Recently, MobileGo announced that its e-sports platform was open for beta testing, and while participation will initially be limited to HTML games, it has plans to include Android and iOS games before too long. In a time when most of the market seems to be nearing hopelessness, MobileGo is a beacon of inspiration, driven by its novel business model and excellent social media campaign, potentially rendering it one of the best success stories to come out of the great bear market of 2018.
Also in the News
- In a breather from the negative sentiment surrounding bitcoin as of late, members of the Reddit group r/bitcoin surpassed one million subscribers. The group has been administered by the owner of the Satoshi Nakamoto-founded bitcointalk.org forum, Theymos, since its inception, and continues to grow in popularity despite the dragging bear market conditions. One of the most popular posts at the moment was a count of how many times bitcoin had been declared dead by the media thus far. The total number of bitcoin obituaries reported? A staggering-yet-hilarious 329.

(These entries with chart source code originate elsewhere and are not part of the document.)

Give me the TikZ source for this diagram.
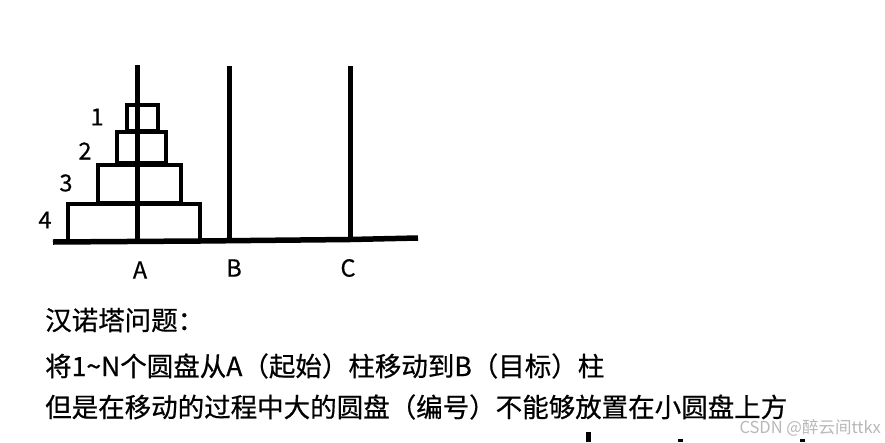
\documentclass[tikz,border=0pt]{standalone}
\usepackage{fontspec}
\setmainfont{Noto Sans CJK SC}
\newfontfamily\cjk[FakeBold=0.6]{Noto Sans CJK SC}
\newfontfamily\wmfont{Noto Sans CJK SC}
\begin{document}
\begin{tikzpicture}[x=1pt,y=-1pt,
  pole/.style={line width=5pt},
  disk/.style={line width=4.8pt},
  baseln/.style={line width=5.5pt},
  lbl/.style={font=\cjk\fontsize{23.5}{26}\selectfont, inner sep=0pt},
  txt/.style={font=\cjk\fontsize{26.5}{30}\selectfont, anchor=west, inner sep=0pt},
  wm/.style={font=\wmfont\fontsize{16.5}{18}\selectfont, text=black!28, anchor=east, inner sep=0pt}]
\useasboundingbox (0,0) rectangle (885,442);
\fill[white] (0,0) rectangle (885,442);
% base
\coordinate (b0) at (53,242);
\coordinate (b1) at (200,241);
\coordinate (b2) at (350,239.5);
\coordinate (b3) at (418,238);
\draw[baseln] (b0) -- (b1) -- (b2) -- (b3);
% disks
\draw[disk] (68,204) rectangle (200,241);
\draw[disk] (98,165) rectangle (181,203);
\draw[disk] (117,132) rectangle (166,163);
\draw[disk] (127,105) rectangle (158,131);
% poles
\coordinate (pa) at (137,65);  \coordinate (pa0) at (137,241);
\coordinate (pb) at (229.5,66);  \coordinate (pb0) at (229.5,240);
\coordinate (pc) at (350,66);  \coordinate (pc0) at (350,239);
\draw[pole] (pa) -- (pa0);
\draw[pole] (pb) -- (pb0);
\draw[pole] (pc) -- (pc0);
% labels
\node[lbl] (n1) at (97,117) {1};
\node[lbl] (n2) at (85,151) {2};
\node[lbl] (n3) at (66,183) {3};
\node[lbl] (n4) at (45,220) {4};
\node[lbl] (la) at (140,270) {A};
\node[lbl] (lb) at (234,268) {B};
\node[lbl] (lc) at (348,268) {C};
% text
\node[txt] (t1) at (45,320) {汉诺塔问题：};
\node[txt] (t2) at (45,366) {将1\textasciitilde N个圆盘从A（起始）柱移动到B（目标）柱};
\node[txt] (t3) at (45,407) {但是在移动的过程中大的圆盘（编号）不能够放置在小圆盘上方};
\node[wm] (w) at (881,428) {CSDN @醉云间ttkx};
% bottom marks
\fill (586,432) rectangle (591,442);
\fill (678,439) rectangle (683,442);
\fill (800,439) rectangle (805,442);
\end{tikzpicture}
\end{document}
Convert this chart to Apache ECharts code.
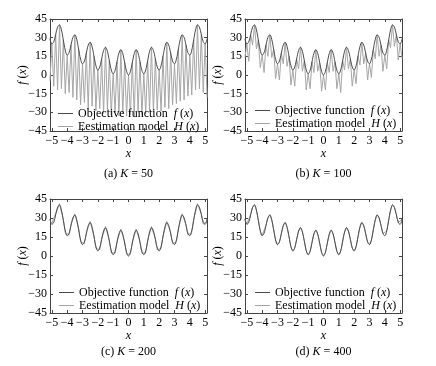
<!DOCTYPE html>
<html><head><meta charset="utf-8">
<script src="https://cdn.jsdelivr.net/npm/echarts@6/dist/echarts.min.js"></script>
<style>html,body{margin:0;padding:0;background:#fff}#c{width:436px;height:366px}</style>
</head><body><div id="c"></div>
<script>
// ---- data ----
const xs = [-5.125,-5,-4.875,-4.75,-4.625,-4.5,-4.375,-4.25,-4.125,-4,-3.875,-3.75,-3.625,-3.5,-3.375,-3.25,-3.125,-3,-2.875,-2.75,-2.625,-2.5,-2.375,-2.25,-2.125,-2,-1.875,-1.75,-1.625,-1.5,-1.375,-1.25,-1.125,-1,-0.875,-0.75,-0.625,-0.5,-0.375,-0.25,-0.125,0,0.125,0.25,0.375,0.5,0.625,0.75,0.875,1,1.125,1.25,1.375,1.5,1.625,1.75,1.875,2,2.125,2.25,2.375,2.5,2.625,2.75,2.875,3,3.125,3.25,3.375,3.5,3.625,3.75,3.875,4,4.125,4.25,4.375,4.5,4.625,4.75,4.875,5,5.125];
const objectiveF = [29.2,25.0,26.7,32.6,38.5,40.3,36.2,28.1,20.0,16.0,18.0,24.1,30.2,32.3,28.5,20.6,12.7,9.0,11.2,17.6,24.0,26.3,22.7,15.1,7.5,4.0,6.5,13.1,19.7,22.3,19.0,11.6,4.2,1.0,3.7,10.6,17.5,20.3,17.2,10.1,3.0,0.0,3.0,10.1,17.2,20.3,17.5,10.6,3.7,1.0,4.2,11.6,19.0,22.3,19.7,13.1,6.5,4.0,7.5,15.1,22.7,26.3,24.0,17.6,11.2,9.0,12.7,20.6,28.5,32.3,30.2,24.1,18.0,16.0,20.0,28.1,36.2,40.3,38.5,32.6,26.7,25.0,29.2];
const estimK50 = [-5,25.0,-9,32.6,-12,40.3,-11,28.1,-15,16.0,-14,24.1,-18,32.3,-20,20.6,-24,9.0,-22,17.6,-27,26.3,-25,15.1,-29,4.0,-27,13.1,-31,22.3,-29,11.6,-32,1.0,-30,10.6,-33,20.3,-31,10.1,-33,0.0,-32,10.1,-33,20.3,-30,10.6,-32,1.0,-31,11.6,-29,22.3,-30,13.1,-28,4.0,-29,15.1,-26,26.3,-27,17.6,-24,9.0,-23,20.6,-21,32.3,-20,24.1,-17,16.0,-16,28.1,-12,40.3,-11,32.6,-14,25.0,-18];
const estimK100 = [14,25.0,11,32.6,24,40.3,21,28.1,6,16.0,2,24.1,15,32.3,14,20.6,-3,9.0,-4,17.6,9,26.3,7,15.1,-8,4.0,-9,13.1,5,22.3,3,11.6,-12,1.0,-11,10.6,2,20.3,3,10.1,-13,0.0,-12,10.1,2,20.3,3,10.6,-11,1.0,-14,11.6,4,22.3,5,13.1,-9,4.0,-7,15.1,8,26.3,9,17.6,-4,9.0,-2,20.6,13,32.3,15,24.1,3,16.0,5,28.1,22,40.3,23,32.6,12,25.0,13];
const estimK200 = [27.7,26.0,25.2,33.6,37.0,41.3,34.7,29.1,18.5,17.0,16.5,25.1,28.7,33.3,27.0,21.6,11.2,10.0,9.7,18.6,22.5,27.3,21.2,16.1,6.0,5.0,5.0,14.1,18.2,23.3,17.5,12.6,2.7,2.0,2.2,11.6,16.0,21.3,15.7,11.1,1.5,1.0,1.5,11.1,15.7,21.3,16.0,11.6,2.2,2.0,2.7,12.6,17.5,23.3,18.2,14.1,5.0,5.0,6.0,16.1,21.2,27.3,22.5,18.6,9.7,10.0,11.2,21.6,27.0,33.3,28.7,25.1,16.5,17.0,18.5,29.1,34.7,41.3,37.0,33.6,25.2,26.0,27.7];
const estimK400 = [28.9,25.3,26.4,32.9,38.2,40.6,35.9,28.4,19.7,16.3,17.7,24.4,29.9,32.6,28.2,20.9,12.4,9.3,10.9,17.9,23.7,26.6,22.4,15.4,7.2,4.3,6.2,13.4,19.4,22.6,18.7,11.9,3.9,1.3,3.4,10.9,17.2,20.6,16.9,10.4,2.7,0.3,2.7,10.4,16.9,20.6,17.2,10.9,3.4,1.3,3.9,11.9,18.7,22.6,19.4,13.4,6.2,4.3,7.2,15.4,22.4,26.6,23.7,17.9,10.9,9.3,12.4,20.9,28.2,32.6,29.9,24.4,17.7,16.3,19.7,28.4,35.9,40.6,38.2,32.9,26.4,25.3,28.9];
const kValues = ['50','100','200','400'];
const panelLetters = ['a','b','c','d'];
const xTicks = [-5,-4,-3,-2,-1,0,1,2,3,4,5];
const estimations = [estimK50, estimK100, estimK200, estimK400];

// ---- layout ----
const LAYOUT = [
  {left:50,  top:19,  width:157, height:112, lgLeft:58,  lgTop:107, capX:128.5, capY:174},
  {left:245, top:19,  width:157, height:112, lgLeft:255, lgTop:104, capX:323.5, capY:174},
  {left:50,  top:199, width:157, height:114, lgLeft:59,  lgTop:286, capX:128.5, capY:352},
  {left:245, top:199, width:157, height:114, lgLeft:255, lgTop:286, capX:323.5, capY:352}
];
const FONT = "'Liberation Serif','Times New Roman',serif";
const TXT = '#000';
const FRAME = '#444';
const F_COLOR = '#4a4a4a';
const H_COLOR = '#a6a6a6';
const fmtMinus = v => String(v).replace('-', '\u2212');
const plain = {fontFamily: FONT, fontSize: 12, color: TXT};
const italic = {fontFamily: FONT, fontSize: 12, color: TXT, fontStyle: 'italic'};

const chart = echarts.init(document.getElementById('c'));
const grid = [], xAxis = [], yAxis = [], series = [], legend = [], graphic = [];
LAYOUT.forEach((l, i) => {
  grid.push({left: l.left, top: l.top, width: l.width, height: l.height});
  const lineCfg = {show: true, onZero: false, lineStyle: {color: FRAME, width: 1}};
  const tickX = {show: true, inside: true, length: 3, customValues: xTicks, lineStyle: {color: FRAME}};
  const tickY = {show: true, inside: true, length: 3, lineStyle: {color: FRAME}};
  xAxis.push({
    type: 'value', gridIndex: i, position: 'bottom', min: -5.12, max: 5.12,
    axisLine: lineCfg, axisTick: tickX, splitLine: {show: false},
    axisLabel: Object.assign({customValues: xTicks, formatter: fmtMinus, margin: 4}, plain),
    name: '{i|x}', nameLocation: 'middle', nameGap: 17, nameMoveOverlap: false,
    nameTextStyle: Object.assign({rich: {i: italic}}, plain)
  });
  xAxis.push({
    type: 'value', gridIndex: i, position: 'top', min: -5.12, max: 5.12,
    axisLine: lineCfg, axisTick: tickX, splitLine: {show: false}, axisLabel: {show: false}
  });
  yAxis.push({
    type: 'value', gridIndex: i, position: 'left', min: -45, max: 45, interval: 15,
    axisLine: lineCfg, axisTick: tickY, splitLine: {show: false},
    axisLabel: Object.assign({formatter: fmtMinus, margin: 3}, plain),
    name: '{i|f} ({i|x})', nameLocation: 'middle', nameGap: 21, nameMoveOverlap: false,
    nameTextStyle: Object.assign({rich: {i: italic}}, plain)
  });
  yAxis.push({
    type: 'value', gridIndex: i, position: 'right', min: -45, max: 45, interval: 15,
    axisLine: lineCfg, axisTick: tickY, splitLine: {show: false}, axisLabel: {show: false}
  });
  const H = estimations[i];
  series.push({
    name: 'f' + i, type: 'line', xAxisIndex: 2 * i, yAxisIndex: 2 * i,
    data: xs.map((x, j) => [x, objectiveF[j]]), symbol: 'none', smooth: 0.4,
    lineStyle: {color: F_COLOR, width: 1}, itemStyle: {color: F_COLOR}, z: 3
  });
  series.push({
    name: 'h' + i, type: 'line', xAxisIndex: 2 * i, yAxisIndex: 2 * i,
    data: xs.map((x, j) => [x, H[j]]), symbol: 'none',
    lineStyle: {color: H_COLOR, width: 1}, itemStyle: {color: H_COLOR}, z: 2
  });
  legend.push({
    left: l.lgLeft, top: l.lgTop, orient: 'vertical', padding: 0, itemGap: 0,
    icon: 'rect', itemWidth: 15, itemHeight: 1, selectedMode: false,
    data: ['f' + i, 'h' + i],
    formatter: n => n[0] === 'f' ? 'Objective function  {i|f} ({i|x})' : 'Eestimation model  {i|H} ({i|x})',
    textStyle: Object.assign({lineHeight: 13, rich: {i: Object.assign({lineHeight: 13}, italic)}}, plain)
  });
  graphic.push({
    type: 'text', x: l.capX, y: l.capY,
    style: {
      text: '(' + panelLetters[i] + ') {i|K} = ' + kValues[i],
      align: 'center', verticalAlign: 'middle',
      fontFamily: FONT, fontSize: 12, fill: TXT,
      rich: {i: {fontFamily: FONT, fontSize: 12, fill: TXT, fontStyle: 'italic'}}
    }
  });
});
chart.setOption({animation: false, backgroundColor: '#fff', grid, xAxis, yAxis, series, legend, graphic});
</script></body></html>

- After appearing to transition their sovereign cryptocurrency – the first of its kind – from the NEM blockchain to its own, Venezuelan president Nicolas Maduro announced that the petro would be the only form of currency accepted in exchange for purchases of the nation’s vast oil supply. While the petro was initially created as a counter-measure to U.S.-imposed sanctions, one has to wonder if, without an open-sourced code for their coin and non-government regulated means through which it can be purchased, Venezuela is accidentally creating a sanction against themselves.

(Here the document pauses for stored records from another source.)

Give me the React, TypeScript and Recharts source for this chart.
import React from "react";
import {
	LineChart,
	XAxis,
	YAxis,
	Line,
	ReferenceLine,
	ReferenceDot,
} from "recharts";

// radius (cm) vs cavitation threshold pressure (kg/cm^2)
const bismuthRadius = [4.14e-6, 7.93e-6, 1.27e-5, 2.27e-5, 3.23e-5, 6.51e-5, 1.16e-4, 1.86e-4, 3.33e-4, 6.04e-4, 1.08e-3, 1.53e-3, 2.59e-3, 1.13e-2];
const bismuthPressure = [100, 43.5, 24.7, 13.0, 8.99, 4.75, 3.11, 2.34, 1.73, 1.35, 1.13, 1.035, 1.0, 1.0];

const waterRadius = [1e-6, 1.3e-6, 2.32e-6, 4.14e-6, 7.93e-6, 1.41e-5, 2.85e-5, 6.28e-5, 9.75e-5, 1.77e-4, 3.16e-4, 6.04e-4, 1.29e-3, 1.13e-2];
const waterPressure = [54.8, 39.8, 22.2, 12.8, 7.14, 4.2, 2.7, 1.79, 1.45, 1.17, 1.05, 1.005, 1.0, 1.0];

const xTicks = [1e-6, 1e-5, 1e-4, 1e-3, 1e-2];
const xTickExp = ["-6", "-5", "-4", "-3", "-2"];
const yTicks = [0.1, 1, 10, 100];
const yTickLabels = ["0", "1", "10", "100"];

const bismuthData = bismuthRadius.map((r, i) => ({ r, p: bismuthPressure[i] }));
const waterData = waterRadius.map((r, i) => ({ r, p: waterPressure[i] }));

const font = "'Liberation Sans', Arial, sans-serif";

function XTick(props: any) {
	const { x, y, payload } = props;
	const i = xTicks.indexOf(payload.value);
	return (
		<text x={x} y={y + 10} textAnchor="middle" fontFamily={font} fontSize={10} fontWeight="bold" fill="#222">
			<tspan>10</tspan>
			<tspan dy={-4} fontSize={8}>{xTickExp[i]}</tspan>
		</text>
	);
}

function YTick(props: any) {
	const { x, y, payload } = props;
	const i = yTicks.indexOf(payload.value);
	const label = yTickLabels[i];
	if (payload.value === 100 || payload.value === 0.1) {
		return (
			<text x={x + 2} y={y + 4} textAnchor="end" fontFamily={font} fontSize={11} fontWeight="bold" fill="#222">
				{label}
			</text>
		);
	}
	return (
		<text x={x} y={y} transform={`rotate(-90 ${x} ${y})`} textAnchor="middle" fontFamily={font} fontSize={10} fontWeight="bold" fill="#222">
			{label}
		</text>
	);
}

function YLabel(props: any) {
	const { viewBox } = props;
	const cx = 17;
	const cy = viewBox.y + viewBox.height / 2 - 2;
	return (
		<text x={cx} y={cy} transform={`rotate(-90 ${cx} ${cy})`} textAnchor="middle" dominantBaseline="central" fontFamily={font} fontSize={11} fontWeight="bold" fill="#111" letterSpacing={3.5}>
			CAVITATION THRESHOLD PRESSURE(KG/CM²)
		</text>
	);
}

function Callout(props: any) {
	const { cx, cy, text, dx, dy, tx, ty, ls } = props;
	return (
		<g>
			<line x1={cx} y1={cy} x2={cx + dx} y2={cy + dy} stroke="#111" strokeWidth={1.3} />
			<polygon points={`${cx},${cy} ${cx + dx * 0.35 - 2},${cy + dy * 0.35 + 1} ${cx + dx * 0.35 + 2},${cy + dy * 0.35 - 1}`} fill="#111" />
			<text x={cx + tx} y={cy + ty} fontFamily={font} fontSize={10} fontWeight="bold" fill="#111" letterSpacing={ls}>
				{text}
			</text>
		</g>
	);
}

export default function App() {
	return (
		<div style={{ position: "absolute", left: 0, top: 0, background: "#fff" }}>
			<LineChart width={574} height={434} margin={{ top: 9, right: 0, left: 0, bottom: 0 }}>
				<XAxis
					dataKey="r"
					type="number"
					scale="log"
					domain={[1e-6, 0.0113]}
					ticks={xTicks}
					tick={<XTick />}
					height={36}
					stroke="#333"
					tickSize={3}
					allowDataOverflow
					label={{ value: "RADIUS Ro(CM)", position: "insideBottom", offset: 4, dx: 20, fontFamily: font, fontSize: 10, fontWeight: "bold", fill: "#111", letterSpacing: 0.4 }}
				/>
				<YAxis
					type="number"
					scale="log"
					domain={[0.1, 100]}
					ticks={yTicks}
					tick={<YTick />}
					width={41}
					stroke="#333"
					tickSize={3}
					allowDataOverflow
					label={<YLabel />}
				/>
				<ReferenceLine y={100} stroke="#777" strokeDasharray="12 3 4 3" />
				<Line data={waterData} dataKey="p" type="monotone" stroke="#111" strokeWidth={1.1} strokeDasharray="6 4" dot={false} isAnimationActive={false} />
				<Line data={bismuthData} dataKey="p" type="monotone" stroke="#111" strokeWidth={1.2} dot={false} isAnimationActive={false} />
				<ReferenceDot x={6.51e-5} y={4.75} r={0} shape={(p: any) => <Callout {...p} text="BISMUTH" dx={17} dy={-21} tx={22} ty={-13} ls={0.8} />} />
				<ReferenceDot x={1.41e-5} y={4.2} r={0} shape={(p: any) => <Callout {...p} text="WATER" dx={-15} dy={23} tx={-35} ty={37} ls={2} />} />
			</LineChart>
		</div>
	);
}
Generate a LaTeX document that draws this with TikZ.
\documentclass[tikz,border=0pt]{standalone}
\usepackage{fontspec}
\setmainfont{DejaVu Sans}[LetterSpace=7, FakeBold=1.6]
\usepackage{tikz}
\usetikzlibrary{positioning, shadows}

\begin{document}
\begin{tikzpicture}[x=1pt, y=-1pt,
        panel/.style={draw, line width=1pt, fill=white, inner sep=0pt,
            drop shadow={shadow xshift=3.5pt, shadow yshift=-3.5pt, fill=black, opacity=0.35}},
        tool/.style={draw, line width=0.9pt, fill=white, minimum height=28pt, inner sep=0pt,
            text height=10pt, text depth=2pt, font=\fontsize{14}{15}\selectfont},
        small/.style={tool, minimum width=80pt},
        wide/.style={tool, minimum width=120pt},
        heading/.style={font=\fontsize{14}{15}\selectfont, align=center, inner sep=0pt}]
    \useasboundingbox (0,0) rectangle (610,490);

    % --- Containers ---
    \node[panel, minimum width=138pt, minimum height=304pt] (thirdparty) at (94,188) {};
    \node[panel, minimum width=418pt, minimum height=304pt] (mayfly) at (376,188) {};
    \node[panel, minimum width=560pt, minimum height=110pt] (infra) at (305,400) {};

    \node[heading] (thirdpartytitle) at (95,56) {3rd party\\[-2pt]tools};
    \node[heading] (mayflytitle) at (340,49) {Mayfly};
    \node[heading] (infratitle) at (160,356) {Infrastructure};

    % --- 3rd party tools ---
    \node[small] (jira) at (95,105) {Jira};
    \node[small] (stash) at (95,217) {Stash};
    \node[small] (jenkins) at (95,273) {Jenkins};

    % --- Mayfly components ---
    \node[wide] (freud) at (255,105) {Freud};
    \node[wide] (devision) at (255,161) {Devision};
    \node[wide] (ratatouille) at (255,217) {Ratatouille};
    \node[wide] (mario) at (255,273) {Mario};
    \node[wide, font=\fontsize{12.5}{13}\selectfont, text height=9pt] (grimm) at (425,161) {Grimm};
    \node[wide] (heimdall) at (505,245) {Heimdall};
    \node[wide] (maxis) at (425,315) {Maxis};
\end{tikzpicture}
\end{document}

- While bitcoin scammers had targeted customers of Big Island and Maui electrical companies with outstanding bills earlier this year, they are now taking to HECO and the island of Oahu, home to the state’s only metropolis of Honolulu. The crooks, who somehow have prior knowledge of a customer’s delinquent payment status with the power company, are calling customers and demanding they head to the Bitcoin ATM in a Waikiki hotel to purchase and send varying amounts of bitcoin to pay their outstanding bills. Though some customers have already fallen prey to the scam, the whole thing makes even less sense than the IRS calling tax owers to demand their balances be paid in iTunes gift cards.
- In another first for artificial intelligence, a machine-learning system can successfully identify pump and dump scams before they happen, by combining data from Telegram and cryptocurrency exchanges to determine when an incoming pump (and subsequent dump) is likely. The average time a pump group Telegram channel member has to profit off of the announcement of the beginning of a pump? 18 seconds. The designers of the AI-based system found that most of the time pump group members who thought they were getting in on a chance to con others were actually being used as victims of the con themselves, with half of such members only selling half of their coins/tokens during the pump and retaining the other half as they (almost always) dwindled in value, to zero.
- PayPal is embracing blockchain in an unexpected way, by using it to host and track an internal rewards system for its employees. PayPal’s new adoption of blockchain technology is symbolic of just how far it has come from fearing a potential decrease in business due to the bitcoin revolution, going to show that even if you can beat them, you can still join them.